Z punktu widzenia cykliczności rynku sądzimy, że Indie najgorszą część przedłużonego spowolnienia mają już za sobą. Spodziewamy się poprawy potencjału wzrostowego w związku z cyklicznym odbiciem i cyklicznego wzrostu wydatków kapitałowych pod wpływem inwestycji w infrastrukturę oraz konsumpcji na obszarach zurbanizowanych oraz po części dzięki sprzyjającym poziomom stóp procentowych w związku ze skutecznym ograniczaniem inflacji. Inflacja spada, a saldo obrotów bieżących poprawia się dzięki niższym cenom ropy i innych surowców, z kolei spadające stopy procentowe obniżają koszt pozyskiwania kapitału przez spółki. Dlatego spodziewamy się odbicia zysków spółek dzięki rosnącym przychodom i ekspansji marż.
Przewidujemy zatem, że wzrost zysków spółek indyjskich będzie wyższy przez dłuższy czas, a Chiny musiałyby wprowadzić poważniejsze korekty, by osiągnąć przyspieszenie wzrostu zysków.

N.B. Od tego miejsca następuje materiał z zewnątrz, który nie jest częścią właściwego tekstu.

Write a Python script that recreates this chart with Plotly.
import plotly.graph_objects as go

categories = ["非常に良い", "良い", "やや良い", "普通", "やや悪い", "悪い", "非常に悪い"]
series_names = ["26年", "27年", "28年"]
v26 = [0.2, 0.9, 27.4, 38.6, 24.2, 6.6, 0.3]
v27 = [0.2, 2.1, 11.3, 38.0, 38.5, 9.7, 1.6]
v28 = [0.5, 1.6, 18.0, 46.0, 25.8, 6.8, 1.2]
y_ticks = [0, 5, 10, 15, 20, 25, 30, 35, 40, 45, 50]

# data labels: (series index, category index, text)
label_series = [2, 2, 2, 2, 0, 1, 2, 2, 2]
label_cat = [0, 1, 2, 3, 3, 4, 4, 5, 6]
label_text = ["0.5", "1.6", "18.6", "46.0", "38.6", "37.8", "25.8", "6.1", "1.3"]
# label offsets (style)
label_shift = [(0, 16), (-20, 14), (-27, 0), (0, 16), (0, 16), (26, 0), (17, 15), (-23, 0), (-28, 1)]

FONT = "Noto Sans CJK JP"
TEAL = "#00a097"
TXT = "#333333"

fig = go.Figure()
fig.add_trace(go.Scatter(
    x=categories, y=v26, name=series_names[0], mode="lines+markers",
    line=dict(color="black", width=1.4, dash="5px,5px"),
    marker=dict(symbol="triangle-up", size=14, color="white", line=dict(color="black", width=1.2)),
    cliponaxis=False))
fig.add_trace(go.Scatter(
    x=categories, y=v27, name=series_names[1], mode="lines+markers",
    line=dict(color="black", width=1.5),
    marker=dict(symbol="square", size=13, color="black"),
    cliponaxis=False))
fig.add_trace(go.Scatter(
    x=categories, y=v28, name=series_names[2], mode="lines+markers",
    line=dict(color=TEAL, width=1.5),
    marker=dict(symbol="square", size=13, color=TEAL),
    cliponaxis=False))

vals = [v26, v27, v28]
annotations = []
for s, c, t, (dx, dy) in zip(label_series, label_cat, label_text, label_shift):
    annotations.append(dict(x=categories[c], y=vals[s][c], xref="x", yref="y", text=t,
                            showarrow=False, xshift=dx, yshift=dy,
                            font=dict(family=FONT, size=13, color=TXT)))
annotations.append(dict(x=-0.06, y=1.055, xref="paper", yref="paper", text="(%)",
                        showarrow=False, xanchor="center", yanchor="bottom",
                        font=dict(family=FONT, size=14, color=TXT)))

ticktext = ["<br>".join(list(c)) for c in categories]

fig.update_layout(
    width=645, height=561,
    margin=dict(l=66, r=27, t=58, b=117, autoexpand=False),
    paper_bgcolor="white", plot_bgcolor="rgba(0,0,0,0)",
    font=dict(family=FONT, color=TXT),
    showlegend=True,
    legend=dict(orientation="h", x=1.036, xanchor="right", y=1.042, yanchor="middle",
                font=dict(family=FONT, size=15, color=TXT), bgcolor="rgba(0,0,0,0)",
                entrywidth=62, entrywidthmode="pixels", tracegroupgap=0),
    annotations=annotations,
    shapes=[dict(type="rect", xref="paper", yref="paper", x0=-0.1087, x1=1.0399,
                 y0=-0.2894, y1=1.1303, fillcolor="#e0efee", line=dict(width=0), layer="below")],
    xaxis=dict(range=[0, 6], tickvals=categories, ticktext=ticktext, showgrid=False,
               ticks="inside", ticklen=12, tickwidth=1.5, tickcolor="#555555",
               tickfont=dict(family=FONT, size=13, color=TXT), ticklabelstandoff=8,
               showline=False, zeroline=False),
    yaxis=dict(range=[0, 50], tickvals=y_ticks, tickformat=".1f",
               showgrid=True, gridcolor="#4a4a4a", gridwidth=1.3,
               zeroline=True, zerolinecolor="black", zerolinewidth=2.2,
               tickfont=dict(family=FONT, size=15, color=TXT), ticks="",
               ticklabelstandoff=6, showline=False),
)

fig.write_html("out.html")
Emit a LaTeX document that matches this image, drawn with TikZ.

Choć wyceny rynkowe oscylują w okolicach historycznych średnich długoterminowych, wyglądają rozsądnie po skorygowaniu o wpływ czynników cyklicznych i jakość zysków. Spodziewamy się jednak korekty cen niektórych przeszacowanych dziś akcji, dlatego podkreślamy znaczenie indywidualnej selekcji papierów na podstawie wzrostu, rentowności i stabilności.